The most active buyer in the region was Hungaryʼs OTP Bank during the investigated period under review (six transactions), followed by the Polish state, which has carried out four indirect acquisitions since 2015. The most active sellers were Raiffeisen (four transactions) and Greek banks: Piraeus Bank, the National Bank of Greece, Alpha Bank and Eurobank together sold seven banks in the period 2015-2018. The most active markets in the region were Poland (with nine transactions), followed by Hungary, Romania and Serbia (eight each).

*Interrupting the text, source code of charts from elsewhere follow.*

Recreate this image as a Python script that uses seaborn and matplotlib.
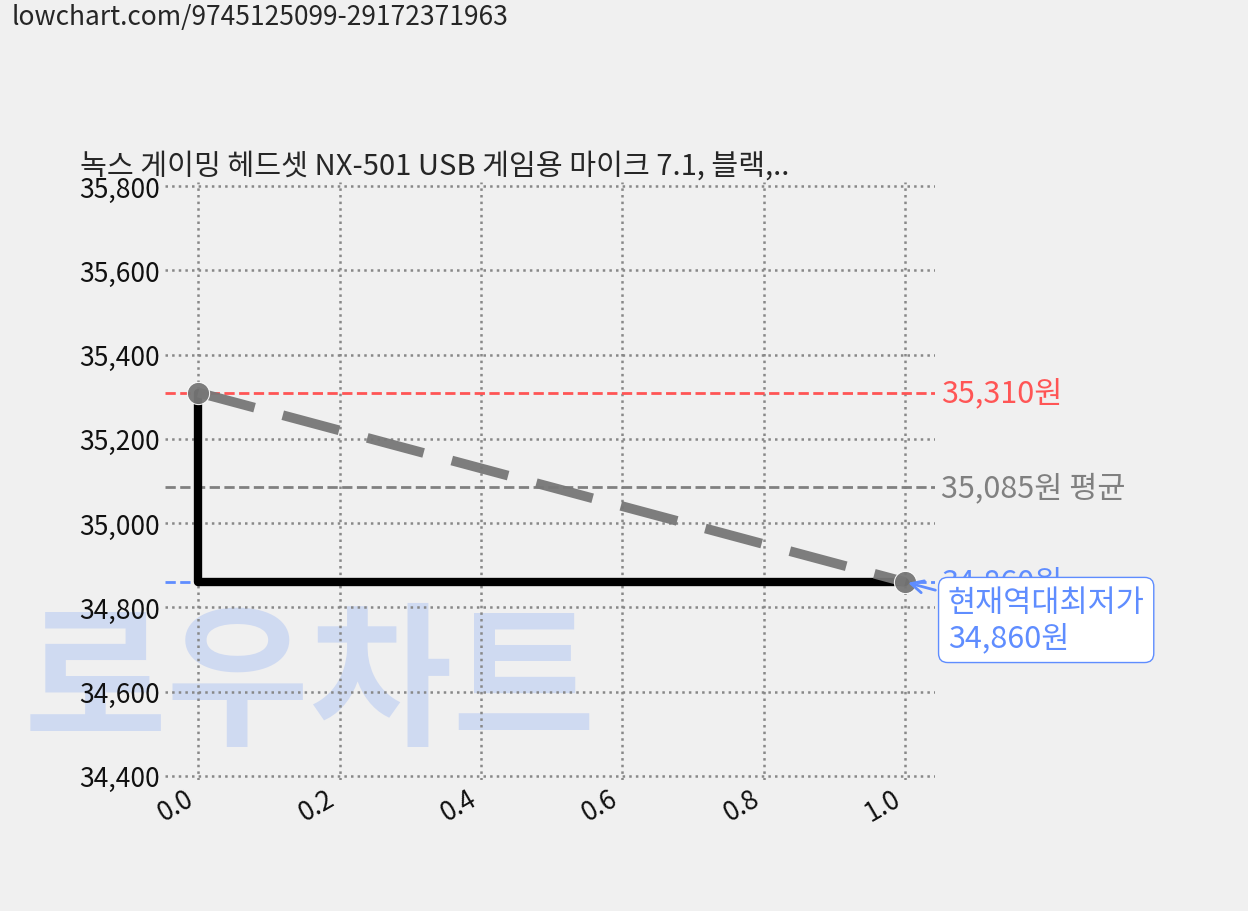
import matplotlib
matplotlib.use("Agg")
import matplotlib.pyplot as plt
import seaborn as sns
import pandas as pd

x_vals = [0.0, 1.0]
prices = [35310, 34860]
max_price = 35310
avg_price = 35085
min_price = 34860
title = "녹스 게이밍 헤드셋 NX-501 USB 게임용 마이크 7.1, 블랙,.."
url = "lowchart.com/9745125099-29172371963"

sns.set_theme(style="white")
plt.rcParams['font.family'] = ['Noto Sans CJK KR', 'DejaVu Sans']
bg = "#f0f0f0"
fig = plt.figure(figsize=(12.48, 9.12), dpi=100, facecolor=bg)
ax = fig.add_axes([165/1248, 1-781/912, (935-165)/1248, (781-183)/912], facecolor=bg)
ax.set_zorder(1)
ax.patch.set_alpha(0)
df = pd.DataFrame({"x": x_vals, "y": prices})

fig.text(310/1248, 1-688/912, "로우차트", fontsize=112, color="#c5d3f2", alpha=0.75,
         ha="center", va="center", fontweight="black", zorder=0)

ax.axhline(max_price, color="#ff5555", ls="--", lw=2, zorder=2)
ax.axhline(avg_price, color="#808080", ls="--", lw=2, zorder=2)
ax.axhline(min_price, color="#5f8dff", ls="--", lw=2, zorder=2)
ax.plot(x_vals, prices, drawstyle="steps-pre", color="black", lw=6, zorder=3)
sns.lineplot(data=df, x="x", y="y", ax=ax, color="#777777", lw=7, zorder=4,
             marker="o", markersize=16, alpha=0.95)
ax.lines[-1].set_dashes([6, 3])

ax.set_xlim(-0.047, 1.042)
ax.set_ylim(34390, 35810)
ax.set_yticks(range(34400, 35801, 200))
ax.set_yticklabels([f"{v:,}" for v in range(34400, 35801, 200)], fontsize=19)
ax.set_xticks([0, 0.2, 0.4, 0.6, 0.8, 1.0])
ax.set_xticklabels(["0.0", "0.2", "0.4", "0.6", "0.8", "1.0"], fontsize=19, rotation=30, ha="right")
ax.grid(True, color="#888888", ls=":", lw=1.8)
for s in ax.spines.values():
    s.set_visible(False)
ax.set_xlabel(""); ax.set_ylabel("")
ax.tick_params(length=0, colors="#111111")
ax.set_title(title, fontsize=21, loc="left", x=-0.11, pad=6)

ax.text(1.05, max_price, f"{max_price:,}원", color="#ff5555", fontsize=22, va="center")
ax.text(1.05, avg_price, f"{avg_price:,}원 평균", color="#808080", fontsize=22, va="center")
ax.text(1.05, min_price, f"{min_price:,}원", color="#5f8dff", fontsize=22, va="center")
ax.annotate(f"현재역대최저가\n{min_price:,}원", xy=(1.0, min_price), xytext=(1.06, 34770),
            color="#5f8dff", fontsize=22, va="center", ha="left",
            bbox=dict(boxstyle="round,pad=0.3", fc="white", ec="#5f8dff"),
            arrowprops=dict(arrowstyle="->", color="#5f8dff", lw=2), zorder=10,
            annotation_clip=False)

fig.text(12/1248, 1-17/912, url, fontsize=19, va="center", ha="left")
fig.savefig("out.png", dpi=100, facecolor=bg)
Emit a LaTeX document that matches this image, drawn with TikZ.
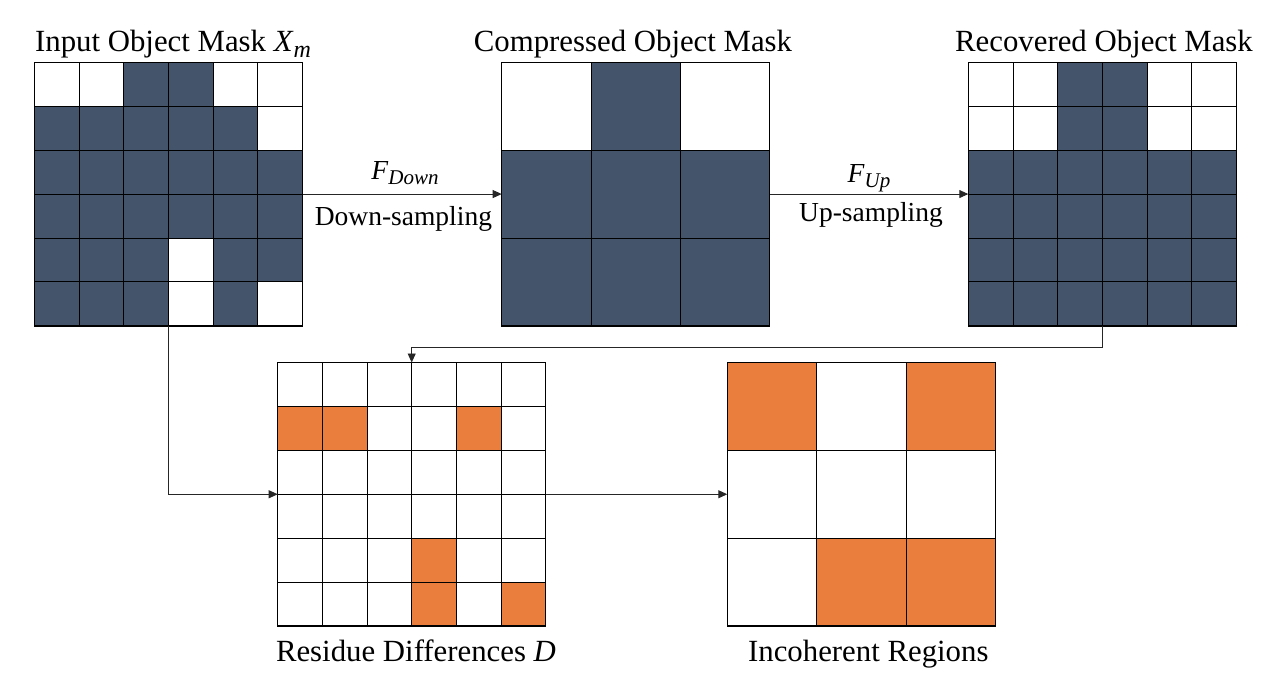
\documentclass[tikz,border=0pt]{standalone}
\usepackage{fontspec}
\setmainfont{Liberation Serif}
\usetikzlibrary{arrows.meta,calc}
\definecolor{maskc}{HTML}{44546A}
\definecolor{diffc}{HTML}{EA7E3C}
\begin{document}
\begin{tikzpicture}[x=1pt,y=-1pt,
  gridbox/.style={draw=black,line width=1.4pt,minimum width=268pt,minimum height=263.5pt,anchor=north west,inner sep=0pt,outer sep=0pt},
  gridline/.style={draw=black,line width=0.8pt},
  conn/.style={draw=black!85,line width=0.9pt,-{Triangle[length=9pt,width=8pt]}},
  ttl/.style={anchor=base,inner sep=0pt,font=\fontsize{30.8}{34}\selectfont},
  lbl/.style={anchor=base,inner sep=0pt,font=\fontsize{27.5}{31}\selectfont}]
\useasboundingbox (0,0) rectangle (1272,688);
\def\W{268}\def\H{263.5}
% --- grid 1: input
\begin{scope}[shift={(34.5,62.3)}]
\foreach \r/\c in {0/2,0/3,1/0,1/1,1/2,1/3,1/4,2/0,2/1,2/2,2/3,2/4,2/5,3/0,3/1,3/2,3/3,3/4,3/5,4/0,4/1,4/2,4/4,4/5,5/0,5/1,5/2,5/4}
  \fill[maskc] (\c*\W/6,\r*\H/6) rectangle ++(\W/6,\H/6);
\foreach \i in {1,...,5}{\draw[gridline] (\i*\W/6,0) -- ++(0,\H); \draw[gridline] (0,\i*\H/6) -- ++(\W,0);}
\end{scope}
\node[gridbox] (inmask) at (34.5,62.3) {};
% --- grid 2: compressed
\begin{scope}[shift={(501.7,62.3)}]
\foreach \r/\c in {0/1,1/0,1/1,1/2,2/0,2/1,2/2}
  \fill[maskc] (\c*\W/3,\r*\H/3) rectangle ++(\W/3,\H/3);
\foreach \i in {1,2}{\draw[gridline] (\i*\W/3,0) -- ++(0,\H); \draw[gridline] (0,\i*\H/3) -- ++(\W,0);}
\end{scope}
\node[gridbox] (comp) at (501.7,62.3) {};
% --- grid 3: recovered
\begin{scope}[shift={(968.3,62.3)}]
\foreach \r/\c in {0/2,0/3,1/2,1/3,2/0,2/1,2/2,2/3,2/4,2/5,3/0,3/1,3/2,3/3,3/4,3/5,4/0,4/1,4/2,4/3,4/4,4/5,5/0,5/1,5/2,5/3,5/4,5/5}
  \fill[maskc] (\c*\W/6,\r*\H/6) rectangle ++(\W/6,\H/6);
\foreach \i in {1,...,5}{\draw[gridline] (\i*\W/6,0) -- ++(0,\H); \draw[gridline] (0,\i*\H/6) -- ++(\W,0);}
\end{scope}
\node[gridbox] (rec) at (968.3,62.3) {};
% --- residue grid
\begin{scope}[shift={(277.7,362.5)}]
\foreach \r/\c in {1/0,1/1,1/4,4/3,5/3,5/5}
  \fill[diffc] (\c*\W/6,\r*\H/6) rectangle ++(\W/6,\H/6);
\foreach \i in {1,...,5}{\draw[gridline] (\i*\W/6,0) -- ++(0,\H); \draw[gridline] (0,\i*\H/6) -- ++(\W,0);}
\end{scope}
\node[gridbox] (res) at (277.7,362.5) {};
% --- incoherent grid
\begin{scope}[shift={(727.3,362.5)}]
\foreach \r/\c in {0/0,0/2,2/1,2/2}
  \fill[diffc] (\c*\W/3,\r*\H/3) rectangle ++(\W/3,\H/3);
\foreach \i in {1,2}{\draw[gridline] (\i*\W/3,0) -- ++(0,\H); \draw[gridline] (0,\i*\H/3) -- ++(\W,0);}
\end{scope}
\node[gridbox] (inc) at (727.3,362.5) {};
% --- titles
\node[ttl] (t1) at (173,51.7) {Input Object Mask \textit{X}\raisebox{-6pt}{\fontsize{24}{26}\selectfont\textit{m}}};
\node[ttl] (t2) at (633,51.7) {Compressed Object Mask};
\node[ttl] (t3) at (1104,51.7) {Recovered Object Mask};
\node[ttl] (t4) at (416,661.7) {Residue Differences \textit{D}};
\node[ttl] (t5) at (868.3,661.7) {Incoherent Regions};
% --- arrow labels
\node[lbl] (fd) at (405,179) {\textit{F}\raisebox{-5pt}{\fontsize{21}{24}\selectfont\textit{Down}}};
\node[lbl] (ld) at (403.4,225.7) {Down-sampling};
\node[lbl] (fu) at (869,182) {\textit{F}\raisebox{-5pt}{\fontsize{21}{24}\selectfont\textit{Up}}};
\node[lbl] (lu) at (871,221.7) {Up-sampling};
% --- connectors
\draw[conn] (inmask.east) -- (inmask.east -| comp.west);
\draw[conn] (comp.east |- inmask.east) -- (inmask.east -| rec.west);
\draw[conn] (inmask.south) |- (res.west);
\coordinate (bend) at ($(rec.south)+(0,21.7)$);
\draw[conn] (rec.south) -- (bend) -| (res.north);
\draw[conn] (res.east) -- (inc.west);
\end{tikzpicture}
\end{document}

The research adds that banksʼ capital adequacy was stable in all 12 countries examined. The average capital adequacy ratio (21%) was significantly above the regulatory minimum. The quality of assets has improved significantly due to the derecognition of NPLs and the improving financial position of households and corporations, it adds.

The average ratio of non-performing loans in 2017 was nearing pre-crisis levels. Profitability increased slightly, but the average equity-based return (10%) was still below pre-crisis levels. Banksʼ profitability also increased in several countries by the resolution of previously qualified credit provisions.

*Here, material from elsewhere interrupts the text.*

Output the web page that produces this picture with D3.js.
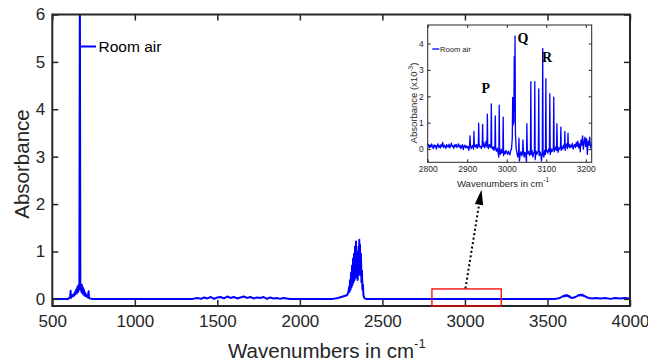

NPL markets past their peak

According to the Deloitte CEE NPL Study, while some countries have an NPL rate below 10% nearing pre-crisis levels, others still had an over 10% rate at the end of 2018.

The company forecasts a slowdown of transaction activity in a number of CEE countries due to the considerable amount of realized NPL transactions between 2015 and 2018 decreasing the amount of non-performing portfolios.

In 2017 and the first half of 2018, NPL market activity became slower than the 2016 records, due to the decreasing number of NPLs. A decrease on the demand side is expected as well, as international investors are turning towards the currently active Greek, Spanish, and Italian markets. Still, Deloitte says that the pace of the decrease may be slower than expected.

The research also notes that asset quality indicators are improving, and that CEE NPL markets are still driven by leverage-reducing activities. Some previously untapped markets, like Ukraine, Albania, and Bosnia and Herzegovina, may experience a surge, it adds.

"The regulatory and oversight pressure experienced in the previous years, as well as the motivation of banks to concentrate resources on their core activities, led to active portfolio management, which assisted the development of well-operating NPL markets in most countries of the region," says Balázs Bíró, Deloitteʼs head of portfolio lead advisory services in Central Europe.

Active transaction period ahead in insurance

The Deloitte CEE Insurance M&A Study says that the CEE insurance sector has been characterized by stability and growth in recent times. Just as in the case of banking, it notes, the insurance sectorʼs most important trend alongside digital transformation is market consolidation, driven by sales due to strategical repositioning, growth due to acquisitions, achievable economies of scale, and the desire to reach other synergies as well.

The GWP of regional insurance companies grew by 12% in the investigated period year-on-year, with all countries posting stable growth. The high pace of growth was driven by the considerable expansion of the Polish market, Deloitte notes. Average GWP penetration stayed around 2.5% in all 12 countries, with GWP per capita increasing to EUR 360. Damage payouts were up 17% in 2017, also driven by the Polish market. The non-life branch was up 16%, while the life branch was up 6.5%.

The group of top ten life insurers possess 67.8% of the life insurance market in the CEE. A typical group is on average present in four to five countries in the region, and has EUR 879 million gross income. Similarly, the top ten group of non-life insurers also holds a 67.8% market share, with each typically present in five to six countries, and possessing an EUR 1.516 billion yearly gross.

The most active markets in the region in terms of transaction numbers were Poland (12), the Czech Republic (7), Hungary (5), Romania (5), and Slovakia (4).

"The large number of players on the regional markets, as well as the rearrangement of large international groups, make us expect an increase in the number of insurer transactions in the upcoming period, alongside tightening regulations," says Balázs Mérth, Deloitte Hungaryʼs financial services industry leader.